One would have to look back to the 1980s, when similar concerns would rightly have been voiced about how difficult it would be to provide basic voice communications to people--billions who had never made a phone call--around the world.
Then something unexpected happened. Around 2003, mobile penetration hit an inflection point in the developing world. Today, the lowest mobile phone adoption you are generally likely to find is in the 70-percent range. The exceptions are Myanmar, one of the least developed markets, and North Korea.
But Myanmar recently has licensed two new mobile service providers. And adoption is growing fast in Africa, one of the last continental-sized markets where mobile penetration has been lower than average.
The big point is that an apparently unsolvable problem--how to get communications to people who never could make a phone call--is close to being solved, completely. That’s a big policy problem that is solved, and was done by the normal operations of humans and companies operating in markets.
Internet access is the present challenge, and one might argue the barriers are higher. Efforts for decades have attempted to create a “$100 computer” that people in developing regions could use. None of those non-governmental organization efforts have succeeded.

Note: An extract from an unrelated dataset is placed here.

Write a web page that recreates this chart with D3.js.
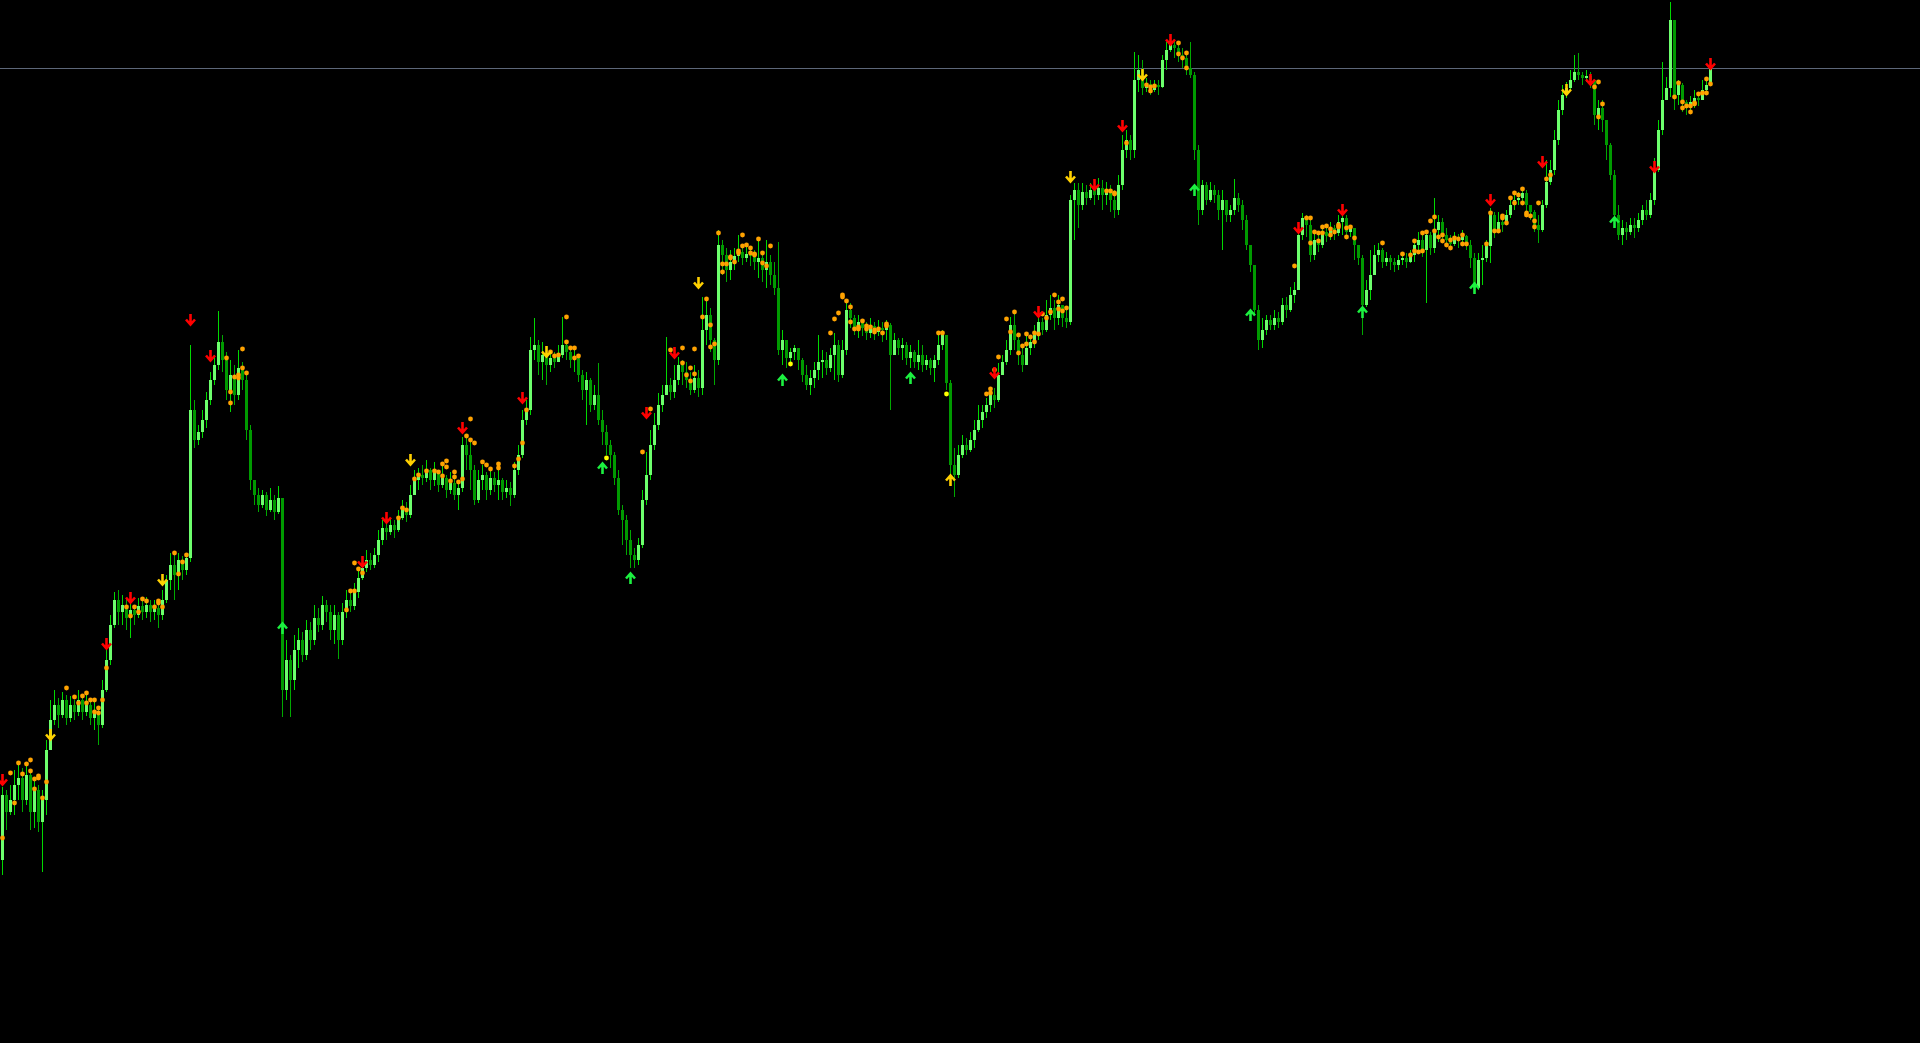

But now we have commercial tablets and smartphones that are doing the job. So that problem has receded. Now the challenge is making Internet access available and affordable. That remains a problem, but not an insurmountable problem.
Most expect the same mobile networks that have enabled voice communications will enable widespread Internet communications as well, augmented in important ways by fixed or possibly other forms of access in some cases.
Nor will it take that long. The widespread adoption of mobile communications took a decade. It won’t take longer than that to achieve widespread Internet access, either. We are solving the terminal and access network problems.
People themselves will conclude they want and need the Internet, creating the demand.
To be sure, one might have wondered whether people would spend a rather high percentage of annual income to acquire phones and use them. They have.
Speeds are a subtended issue. But even in the U.S. market, where complaints abound, the history of speed increases shows a minimum doubling about every five years, and an order of magnitude increase in speeds (up to two orders or magnitude) about every decade.
To be sure, there is a difference between the typical speed tier a consumer buys, and what ISPs make available, but either way the growth is palpable.
Though it might seem improbable that typical purchased speeds could reach the gigabit level by 2020, that is indeed likely, based strictly on past precedent.
In August 2000, only 4.4 percent of U.S. households had a home broadband connection, while 41.5 percent of households had dial-up access.
A decade later, dial-up subscribers declined to 2.8 percent of households in 2010, and 68.2 percent of households subscribed to broadband service.
In other words, from 2000 to 2012, the typical purchased access connection grew by about two to three orders of magnitude.
As crazy as it seems, Internet access, and the quality of access, is a solvable problem, globally. Internet adoption rates offer hope: reasonable hope, that past trends will continue.